Now I won't get into how different London Boroughs have different recycling plans, but let me tell you, after almost two years in the same house I still struggle to figure out what goes where. Apparently I`m not able to recycle envelopes with plastic windows as one and have to mindfully separate the plastic from the paper before disposing...
Coming from Norway, considered as the 5th most environmentally friendly country in the world, I remember also having a tiny red box for things like batteries and broken glass, as well as bottle banks around town for unrecyclable bottles. Oh yeah, in Norway we have a great recycling scheme for bottles - not sure which other countries use it now; when you buy the bottle you pay a small 'fee' that you get back when you bring the bottle back for reuse. You can even count how many times each bottle has been reused by looking at the number of marks on the bottom - usually one bottle can be reused 10-15 times before it goes on to new adventures in the recycling world. Anyway, I do digress. The question was: how many recycling bins do Brits really need?

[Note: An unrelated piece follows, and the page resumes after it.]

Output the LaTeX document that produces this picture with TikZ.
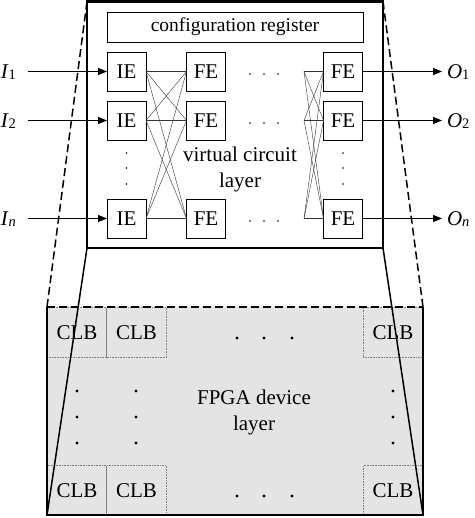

According to research by The TaxPayers' Alliance some councils are asking householders to sort their rubbish into as many as nine bins, bags and boxes, with the average being four. Is this too many?
Personally, I think as long as you have clear and universal guidelines - UK councils and London Boroughs take note - it doesn't matter if you have to separate your rubbish into three, four or nine sections. And increased recycling will only improve the impact we humans have on the world, but only if the waste is duly kept separate at the other end. It doesn't help if it all ends up in the same landfill after collection...
What is the recycling scheme like where you live, are you happy with it or not?